### SUPPLIED ENTRIES

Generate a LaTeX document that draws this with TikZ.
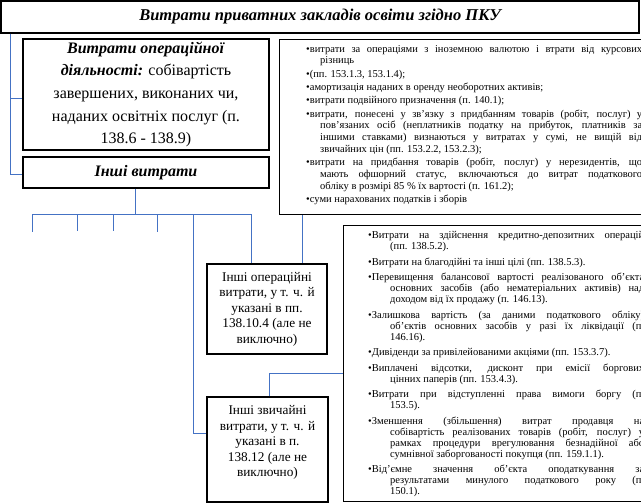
\documentclass[tikz,border=0pt]{standalone}
\usepackage{fontspec}
\setmainfont{Liberation Serif}
\definecolor{linkblue}{RGB}{68,114,196}
\newlength\tw \newlength\hi
\newcommand\jl[1]{\hbox to \tw{#1}}
\newcommand\el[1]{\hbox to \tw{#1\hfil}}
\newcommand\hjl[1]{\hbox to \tw{\hskip\hi\relax #1}}
\newcommand\hel[1]{\hbox to \tw{\hskip\hi\relax #1\hfil}}
\newcommand\bul{•}
\tikzset{
  box/.style={draw=black, line width=1.3pt, inner sep=0pt, fill=white},
  link/.style={draw=linkblue, line width=1pt},
  big/.style={font=\fontsize{16}{22.7}\selectfont, align=center},
  mid/.style={font=\fontsize{13.3}{15.5}\selectfont, align=center, inner sep=0pt},
  small/.style={inner sep=0pt, anchor=base west},
}
\begin{document}
\begin{tikzpicture}[x=1pt,y=-1pt]
\useasboundingbox (0,0) rectangle (641,504);
% title
\node[box, minimum width=638pt, minimum height=32pt, font=\fontsize{16.5}{20}\selectfont\bfseries\itshape] (title) at (320,17) {Витрати приватних закладів освіти згідно ПКУ};
% left boxes
\node[box, big, minimum width=246pt, minimum height=111pt] (ops) at (146,94.5)
  {\textbf{\textit{Витрати операційної}}\\\textbf{\textit{діяльності:}} собівартість\\завершених, виконаних чи,\\наданих освітніх послуг (п.\\138.6 - 138.9)};
\node[box, big, minimum width=246pt, minimum height=31pt, font=\fontsize{16}{20}\selectfont\bfseries\itshape] (other) at (146,172.5) {Інші витрати};
% top right box
\node[box, minimum width=381pt, minimum height=175pt, anchor=north west] (tr) at (279,39) {};
\node[small] (trtext) at (306,52) {\fontsize{10.5}{11.8}\selectfont
 \setlength\tw{336pt}\setlength\hi{14pt}\vtop{\baselineskip=11.8pt
 \jl{\bul витрати за операціями з іноземною валютою і втрати від курсових}
 \hel{різниць}\vskip1.5pt
 \el{\bul(пп. 153.1.3, 153.1.4);}\vskip1.5pt
 \el{\bul амортизація наданих в оренду необоротних активів;}\vskip1.5pt
 \el{\bul витрати подвійного призначення (п. 140.1);}\vskip1.5pt
 \jl{\bul витрати, понесені у зв'язку з придбанням товарів (робіт, послуг) у}
 \hjl{пов'язаних осіб (неплатників податку на прибуток, платників за}
 \hjl{іншими ставками) визнаються у витратах у сумі, не вищій від}
 \hel{звичайних цін (пп. 153.2.2, 153.2.3);}\vskip1.5pt
 \jl{\bul витрати на придбання товарів (робіт, послуг) у нерезидентів, що}
 \hjl{мають офшорний статус, включаються до витрат податкового}
 \hel{обліку в розмірі 85 \% їх вартості (п. 161.2);}\vskip1.5pt
 \el{\bul суми нарахованих податків і зборів}}};
% bottom right box
\node[box, minimum width=317pt, minimum height=276pt, anchor=north west] (br) at (343,225) {};
\node[small] (brtext) at (368,238.5) {\fontsize{10.5}{11}\selectfont
 \setlength\tw{276pt}\setlength\hi{22pt}\vtop{\baselineskip=11pt
 \jl{\bul Витрати на здійснення кредитно-депозитних операцій}
 \hel{(пп. 138.5.2).}\vskip4.5pt
 \el{\bul Витрати на благодійні та інші цілі (пп. 138.5.3).}\vskip4.5pt
 \jl{\bul Перевищення балансової вартості реалізованого об'єкта}
 \hjl{основних засобів (або нематеріальних активів) над}
 \hel{доходом від їх продажу (п. 146.13).}\vskip4.5pt
 \jl{\bul Залишкова вартість (за даними податкового обліку)}
 \hjl{об'єктів основних засобів у разі їх ліквідації (п.}
 \hel{146.16).}\vskip4.5pt
 \el{\bul Дивіденди за привілейованими акціями (пп. 153.3.7).}\vskip4.5pt
 \jl{\bul Виплачені відсотки, дисконт при емісії боргових}
 \hel{цінних паперів (пп. 153.4.3).}\vskip4.5pt
 \jl{\bul Витрати при відступленні права вимоги боргу (п.}
 \hel{153.5).}\vskip4.5pt
 \jl{\bul Зменшення (збільшення) витрат продавця на}
 \hjl{собівартість реалізованих товарів (робіт, послуг) у}
 \hjl{рамках процедури врегулювання безнадійної або}
 \hel{сумнівної заборгованості покупця (пп. 159.1.1).}\vskip4.5pt
 \jl{\bul Від'ємне значення об'єкта оподаткування за}
 \hjl{результатами минулого податкового року (п.}
 \hel{150.1).}}};
% small boxes
\node[box, minimum width=120pt, minimum height=90pt] (io) at (267,309) {};
\node[mid] (iotext) at (io.center) {Інші операційні\\витрати, у т. ч. й\\указані в пп.\\138.10.4 (але не\\виключно)};
\node[box, minimum width=121pt, minimum height=105pt] (zv) at (267.5,449.5) {};
\node[mid] (zvtext) at (267.5,442.5) {Інші звичайні\\витрати, у т. ч. й\\указані в п.\\138.12 (але не\\виключно)};
% connectors
\draw[link] ([xshift=10pt]title.south west) |- ([yshift=-3.5pt]ops.west);
\draw[link] ([xshift=10pt]title.south west) |- ([yshift=-1.5pt]other.west);
\coordinate (bus) at (135,214);
\coordinate (b1) at (32,214);
\coordinate (b2) at (77,214);
\coordinate (b3) at (113,214);
\coordinate (b4) at (157,214);
\coordinate (b5) at (193,214);
\coordinate (b6) at (251,214);
\coordinate (d1) at (32,232);
\coordinate (d2) at (77,231);
\coordinate (d3) at (113,231);
\coordinate (d4) at (157,232);
\draw[link] ([xshift=-11pt]other.south) -- (bus);
\draw[link] (b1) -- (b6);
\draw[link] (b1) -- (d1);
\draw[link] (b2) -- (d2);
\draw[link] (b3) -- (d3);
\draw[link] (b4) -- (d4);
\draw[link] (b5) |- ([yshift=16.5pt]zv.west);
\draw[link] (b6) -- (b6 |- io.north);
\draw[link] ([xshift=23pt]tr.south west) -- ([xshift=23pt]tr.south west |- io.north);
\draw[link] ([xshift=1.5pt]zv.north) |- ([yshift=-10pt]br.west);
\end{tikzpicture}
\end{document}
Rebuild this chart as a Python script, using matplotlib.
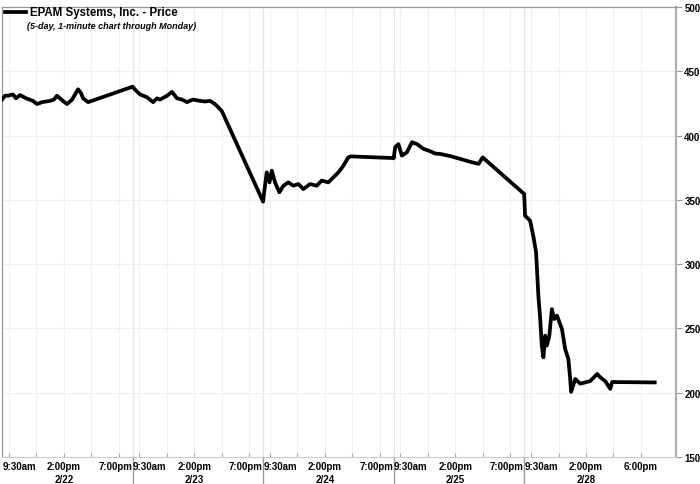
import matplotlib
matplotlib.use("Agg")
import matplotlib.pyplot as plt
import matplotlib.transforms as mtransforms

plt.rcParams['font.family'] = ['Liberation Sans', 'DejaVu Sans']

days = ["2/22", "2/23", "2/24", "2/25", "2/28"]
day_len = 570  # minutes kept per day: 9:30am .. 7:00pm

# minutes after the 9:30am open, and price, for each day
mins_0222 = [0, 13, 26, 48, 61, 79, 105, 135, 153, 175, 210, 227, 240, 266, 284, 306, 319, 332, 345, 354, 376]
price_0222 = [428, 431, 431, 432, 429, 431.5, 429, 427, 424.5, 426, 427, 428, 431, 427, 424.5, 428, 432, 436, 433, 429, 426]

mins_0223 = [0, 15, 33, 63, 76, 90, 107, 120, 151, 172, 194, 216, 238, 264, 295, 317, 338, 356, 369, 390]
price_0223 = [438, 435, 432, 429.8, 428, 426, 429, 428, 431, 434, 429, 428, 426, 428, 427, 426.5, 427, 425, 423, 419]

mins_0224 = [0, 4, 16, 28, 38, 52, 71, 89, 110, 132, 154, 176, 205, 234, 256, 285, 307, 329, 351, 372, 383, 570]
price_0224 = [348.6, 355, 371.4, 363.6, 372.7, 363.6, 355.9, 361, 363.6, 361, 362.3, 358.4, 362.3, 361, 365, 363.6, 367.5, 371.4, 376.6, 383, 383.8, 382.5]

mins_0225 = [0, 7, 21, 36, 58, 80, 102, 131, 153, 182, 204, 248, 292, 336, 371, 389]
price_0225 = [382.3, 391, 393.4, 384.4, 387, 394.8, 393.4, 389.6, 388.3, 386, 385.7, 384, 381.8, 379.5, 378, 383]

mins_0228 = [0, 4, 26, 41, 52, 62, 70, 77, 84, 92, 99, 110, 121, 131, 143, 154, 165, 179, 193, 201, 205,
             223, 245, 266, 288, 319, 332, 354, 376, 384, 570]
price_0228 = [354.6, 337.7, 333.8, 320.9, 309.2, 275.5, 257.3, 236.6, 227.5, 244.4, 236.6, 244.4, 265, 257.3, 260,
              254.8, 249.6, 234, 226.2, 210.7, 200.6, 210.7, 207, 208, 209, 214.6, 212, 209, 203, 208.3, 208]

all_mins = [mins_0222, mins_0223, mins_0224, mins_0225, mins_0228]
all_prices = [price_0222, price_0223, price_0224, price_0225, price_0228]

y_ticks = [150, 200, 250, 300, 350, 400, 450, 500]
grid_mins = [30, 150, 270, 390, 510]  # 10am, 12pm, 2pm, 4pm, 6pm

x, y = [], []
for d, (m, p) in enumerate(zip(all_mins, all_prices)):
    x += [d * day_len + v for v in m]
    y += p

fig = plt.figure(figsize=(7, 4.85), dpi=100)
ax = fig.add_axes([2 / 700, 27 / 485, 674 / 700, 450 / 485])

# vertical grid and day separators
for d in range(len(days)):
    for g in grid_mins:
        ax.axvline(d * day_len + g, color='#f1f1f1', lw=0.8, zorder=0)
    if d > 0:
        ax.axvline(d * day_len, color='#e4e4e4', lw=0.9, zorder=0)
for v in y_ticks[1:-1]:
    ax.axhline(v, color='#efefef', lw=0.8, zorder=0)

ax.plot(x, y, color='black', lw=2.7, solid_joinstyle='round', zorder=3)

ax.set_xlim(0, 4 * day_len + 663)
ax.set_ylim(150, 500)
ax.yaxis.tick_right()
ax.set_yticks(y_ticks)
ax.tick_params(axis='y', direction='out', length=4, width=0.8, color='#999999', pad=2,
               labelsize=7, labelcolor='black')
for lab in ax.get_yticklabels():
    lab.set_fontweight('bold')

minor = [d * day_len + g for d in range(len(days)) for g in grid_mins]
ax.set_xticks(minor)
ax.set_xticklabels([])
ax.tick_params(axis='x', direction='in', length=3, width=0.8, color='#aaaaaa')

for side, col, lw in [('left', '#999999', 0.9), ('right', '#b0b0b0', 1.6),
                      ('top', '#999999', 0.9), ('bottom', '#cccccc', 0.8)]:
    ax.spines[side].set_color(col)
    ax.spines[side].set_linewidth(lw)

# x labels under the axis
tr = mtransforms.blended_transform_factory(ax.transData, ax.transAxes)
lab_kw = dict(transform=tr, va='top', fontsize=7, fontweight='bold', clip_on=False)
for d, day in enumerate(days):
    base = d * day_len
    ax.text(base + 2, -0.009, "9:30am", ha='left', **lab_kw)
    ax.text(base + 270, -0.009, "2:00pm", ha='center', **lab_kw)
    ax.text(base + 270, -0.037, day, ha='center', **lab_kw)
    if d < len(days) - 1:
        ax.text(base + day_len - 2, -0.009, "7:00pm", ha='right', **lab_kw)
        ax.plot([base + day_len] * 2, [-0.062, 0], transform=tr, color='#999999',
                lw=1.0, clip_on=False)
    else:
        ax.text(base + 510, -0.009, "6:00pm", ha='center', **lab_kw)

# legend-like header
ax.plot([0.004, 0.036], [0.988, 0.988], transform=ax.transAxes, color='black', lw=2.7)
ax.text(0.042, 0.988, "EPAM Systems, Inc. - Price", transform=ax.transAxes,
        ha='left', va='center', fontsize=8.3, fontweight='bold')
ax.text(0.037, 0.958, "(5-day, 1-minute chart through Monday)", transform=ax.transAxes,
        ha='left', va='center', fontsize=6.5, fontweight='bold', fontstyle='italic')

fig.savefig("out.png", dpi=100)
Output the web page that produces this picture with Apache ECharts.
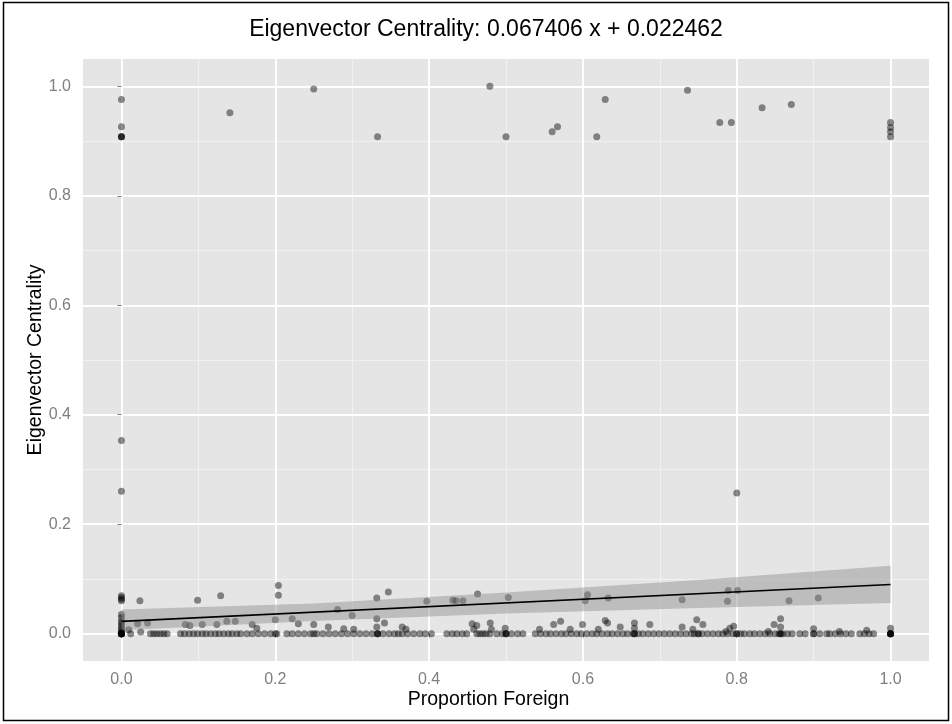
<!DOCTYPE html>
<html>
<head>
<meta charset="utf-8">
<script src="https://cdn.jsdelivr.net/npm/echarts@6/dist/echarts.min.js"></script>
<style>
html,body{margin:0;padding:0;background:#fff;}
#chart{width:952px;height:724px;}
</style>
</head>
<body>
<div id="chart"></div>
<script>
// ---- data ----
const titleText = 'Eigenvector Centrality: 0.067406 x + 0.022462';
const xTicks = [0, 0.2, 0.4, 0.6, 0.8, 1.0];
const yTicks = [0, 0.2, 0.4, 0.6, 0.8, 1.0];
const xMinor = [0.1, 0.3, 0.5, 0.7, 0.9];
const yMinor = [0.1, 0.3, 0.5, 0.7, 0.9];

// points near the top (y ~ 0.9 - 1.0)
const topX = [0, 0, 0, 0, 0, 0.141, 0.25, 0.333, 0.479, 0.5, 0.56, 0.567, 0.618, 0.629, 0.736, 0.778, 0.793, 0.833, 0.871, 1, 1, 1, 1];
const topY = [0.976, 0.926, 0.908, 0.908, 0.908, 0.952, 0.995, 0.908, 1.0, 0.908, 0.917, 0.926, 0.908, 0.976, 0.993, 0.934, 0.934, 0.961, 0.967, 0.934, 0.925, 0.917, 0.908];

// middle points
const midX = [0, 0, 0.8];
const midY = [0.353, 0.260, 0.257];

// low points (y ~ 0.03 - 0.09)
const lowX = [0, 0, 0, 0, 0.024, 0.099, 0.129, 0.204, 0.204, 0.281, 0.30, 0.332, 0.347, 0.397, 0.431, 0.435, 0.444, 0.463, 0.503, 0.606, 0.603, 0.633, 0.729, 0.789, 0.788, 0.801, 0.868, 0.906];
const lowY = [0.069, 0.066, 0.063, 0.060, 0.060, 0.061, 0.069, 0.088, 0.070, 0.044, 0.033, 0.065, 0.076, 0.059, 0.061, 0.060, 0.060, 0.0725, 0.066, 0.071, 0.060, 0.065, 0.062, 0.079, 0.059, 0.079, 0.060, 0.065];

// near-zero points (y ~ 0.002 - 0.035)
const nearX = [0, 0, 0, 0, 0, 0, 0, 0, 0.0095, 0.021, 0.025, 0.034, 0.083, 0.089, 0.105, 0.124, 0.137, 0.148, 0.17, 0.176, 0.2, 0.222, 0.23, 0.25, 0.269, 0.289, 0.302, 0.332, 0.332, 0.342, 0.365, 0.37, 0.456, 0.462, 0.4795, 0.458, 0.481, 0.499, 0.5436, 0.562, 0.571, 0.5835, 0.5995, 0.62, 0.629, 0.632, 0.6485, 0.667, 0.667, 0.687, 0.729, 0.743, 0.748, 0.756, 0.786, 0.791, 0.796, 0.841, 0.8486, 0.857, 0.857, 0.9, 0.9335, 0.969, 1];
const nearY = [0.035, 0.029, 0.022, 0.018, 0.013, 0.009, 0.005, 0.002, 0.007, 0.018, 0.003, 0.0195, 0.0165, 0.015, 0.0165, 0.0165, 0.0225, 0.0225, 0.0165, 0.010, 0.0256, 0.027, 0.018, 0.0165, 0.012, 0.009, 0.008, 0.027, 0.012, 0.0195, 0.012, 0.008, 0.018, 0.015, 0.0195, 0.008, 0.008, 0.010, 0.008, 0.0165, 0.0225, 0.008, 0.0165, 0.008, 0.024, 0.0195, 0.012, 0.0195, 0.010, 0.0165, 0.012, 0.008, 0.0256, 0.0165, 0.004, 0.010, 0.0135, 0.004, 0.0165, 0.027, 0.012, 0.009, 0.004, 0.006, 0.010];

// points sitting on y = 0
const zeroX = [0, 0, 0, 0, 0, 0, 0, 0,
  0.012, 0.0377, 0.042, 0.046, 0.0507, 0.055, 0.0594,
  0.0767, 0.082, 0.088, 0.0936, 0.099, 0.105, 0.110, 0.116, 0.122, 0.127, 0.133, 0.139, 0.144, 0.150, 0.155,
  0.163, 0.170, 0.178, 0.186, 0.194, 0.2, 0.202,
  0.215, 0.222, 0.230, 0.238, 0.246, 0.25, 0.254, 0.262, 0.270, 0.278, 0.286, 0.294, 0.302, 0.310, 0.318, 0.326, 0.333, 0.333, 0.333,
  0.340, 0.348, 0.355, 0.36, 0.365, 0.372, 0.38, 0.388, 0.395, 0.403,
  0.423, 0.43, 0.436, 0.443, 0.449,
  0.462, 0.466, 0.47, 0.474, 0.479,
  0.488, 0.495, 0.5, 0.5, 0.5, 0.507, 0.515, 0.522,
  0.538, 0.545, 0.552, 0.558, 0.565, 0.572, 0.578, 0.585, 0.592, 0.598, 0.605, 0.612, 0.618, 0.625, 0.632, 0.638, 0.645, 0.652, 0.658, 0.665, 0.667, 0.667, 0.672,
  0.678, 0.685, 0.692, 0.699, 0.706, 0.713, 0.72, 0.727, 0.734, 0.741, 0.745, 0.75, 0.75, 0.755, 0.762, 0.769, 0.776,
  0.782, 0.788, 0.795, 0.8, 0.8, 0.805, 0.81,
  0.817, 0.823, 0.83, 0.837, 0.843, 0.85, 0.855, 0.857, 0.857, 0.86, 0.866, 0.872,
  0.882, 0.889, 0.9, 0.9, 0.908, 0.917,
  0.921, 0.928, 0.935, 0.942, 0.949,
  0.96, 0.966, 0.972, 0.978,
  1, 1, 1, 1, 1];

// linear fit and its confidence band
const fitX = [0, 1];
const fitY = [0.022462, 0.089868];
const ribbonX = [0, 0.25, 0.5, 0.75, 1];
const ribbonLower = [0.006, 0.023, 0.037, 0.047, 0.056];
const ribbonUpper = [0.044, 0.055, 0.075, 0.098, 0.124];

// ---- build chart ----
const pts = [];
function addPts(xs, ys) { xs.forEach((x, i) => pts.push([x, ys[i]])); }
addPts(topX, topY);
addPts(midX, midY);
addPts(lowX, lowY);
addPts(nearX, nearY);
zeroX.forEach(x => pts.push([x, 0]));

const gridLines = []
  .concat(xMinor.map(v => ({ xAxis: v, lineStyle: { color: '#F2F2F2', width: 0.9, type: 'solid' } })))
  .concat(yMinor.map(v => ({ yAxis: v, lineStyle: { color: '#F2F2F2', width: 0.9, type: 'solid' } })))
  .concat(xTicks.map(v => ({ xAxis: v, lineStyle: { color: '#FFFFFF', width: 1.9, type: 'solid' } })))
  .concat(yTicks.map(v => ({ yAxis: v, lineStyle: { color: '#FFFFFF', width: 1.9, type: 'solid' } })));

const fontFamily = '"Liberation Sans", Arial, sans-serif';
const chart = echarts.init(document.getElementById('chart'), null, { renderer: 'canvas' });
chart.setOption({
  animation: false,
  backgroundColor: '#FFFFFF',
  title: {
    text: titleText,
    left: 481, top: 13,
    textAlign: 'center',
    textStyle: { fontFamily, fontSize: 23, fontWeight: 'normal', color: '#000' }
  },
  graphic: [{
    type: 'rect', silent: true, z: 100,
    shape: { x: 3.5, y: 2.5, width: 945, height: 718 },
    style: { fill: 'none', stroke: '#000', lineWidth: 1.5 }
  }],
  grid: { left: 83, right: 23, top: 59, bottom: 63, show: true, backgroundColor: '#E5E5E5', borderWidth: 0 },
  xAxis: {
    type: 'value', min: -0.05, max: 1.05,
    name: 'Proportion Foreign', nameLocation: 'middle', nameGap: 29,
    nameMoveOverlap: false,
    nameTextStyle: { fontFamily, fontSize: 19.5, color: '#000', padding: [0, 35, 0, 0] },
    axisLine: { show: false },
    splitLine: { show: false },
    axisTick: { show: true, length: 4, lineStyle: { color: '#7F7F7F', width: 1 }, customValues: xTicks },
    axisLabel: { fontFamily, fontSize: 16, color: '#7F7F7F', margin: 11, customValues: xTicks, formatter: v => v.toFixed(1) }
  },
  yAxis: {
    type: 'value', min: -0.05, max: 1.05,
    name: 'Eigenvector Centrality', nameLocation: 'middle', nameGap: 37,
    nameMoveOverlap: false,
    nameTextStyle: { fontFamily, fontSize: 19.5, color: '#000' },
    axisLine: { show: false },
    splitLine: { show: false },
    axisTick: { show: true, length: 4, lineStyle: { color: '#7F7F7F', width: 1 }, customValues: yTicks },
    axisLabel: { fontFamily, fontSize: 16, color: '#7F7F7F', margin: 12, customValues: yTicks, formatter: v => v.toFixed(1) }
  },
  series: [
    {
      type: 'line', data: [], silent: true, z: 0,
      markLine: { silent: true, z: 0, symbol: ['none', 'none'], label: { show: false }, animation: false, data: gridLines }
    },
    {
      type: 'scatter', data: pts, symbol: 'circle', symbolSize: 7, z: 3,
      itemStyle: { color: 'rgba(0,0,0,0.56)', borderWidth: 0 }
    },
    {
      type: 'custom', z: 4, silent: true,
      data: ribbonX.map((x, i) => [x, ribbonLower[i], ribbonUpper[i]]),
      encode: { x: 0, y: [1, 2] },
      renderItem: function (params, api) {
        if (params.dataIndex !== 0) return null;
        const upper = ribbonX.map((x, i) => api.coord([x, ribbonUpper[i]]));
        const lower = ribbonX.map((x, i) => api.coord([x, ribbonLower[i]])).reverse();
        return { type: 'polygon', shape: { points: upper.concat(lower) }, style: { fill: 'rgba(140,140,140,0.45)' } };
      }
    },
    {
      type: 'line', z: 5, silent: true, symbol: 'none',
      data: fitX.map((x, i) => [x, fitY[i]]),
      lineStyle: { color: '#000', width: 1.6 }
    }
  ]
});
</script>
</body>
</html>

### PROMPT
Without the pictures, give again exactly the lines above starting at the line containing "Output the web" and ending at the line containing "const midY = [0.353, 0.260, 0.257];".

### ANSWER TO THE PROBLEM
Output the web page that produces this picture with Apache ECharts.
<!DOCTYPE html>
<html>
<head>
<meta charset="utf-8">
<script src="https://cdn.jsdelivr.net/npm/echarts@6/dist/echarts.min.js"></script>
<style>
html,body{margin:0;padding:0;background:#fff;}
#chart{width:952px;height:724px;}
</style>
</head>
<body>
<div id="chart"></div>
<script>
// ---- data ----
const titleText = 'Eigenvector Centrality: 0.067406 x + 0.022462';
const xTicks = [0, 0.2, 0.4, 0.6, 0.8, 1.0];
const yTicks = [0, 0.2, 0.4, 0.6, 0.8, 1.0];
const xMinor = [0.1, 0.3, 0.5, 0.7, 0.9];
const yMinor = [0.1, 0.3, 0.5, 0.7, 0.9];

// points near the top (y ~ 0.9 - 1.0)
const topX = [0, 0, 0, 0, 0, 0.141, 0.25, 0.333, 0.479, 0.5, 0.56, 0.567, 0.618, 0.629, 0.736, 0.778, 0.793, 0.833, 0.871, 1, 1, 1, 1];
const topY = [0.976, 0.926, 0.908, 0.908, 0.908, 0.952, 0.995, 0.908, 1.0, 0.908, 0.917, 0.926, 0.908, 0.976, 0.993, 0.934, 0.934, 0.961, 0.967, 0.934, 0.925, 0.917, 0.908];

// middle points
const midX = [0, 0, 0.8];
const midY = [0.353, 0.260, 0.257];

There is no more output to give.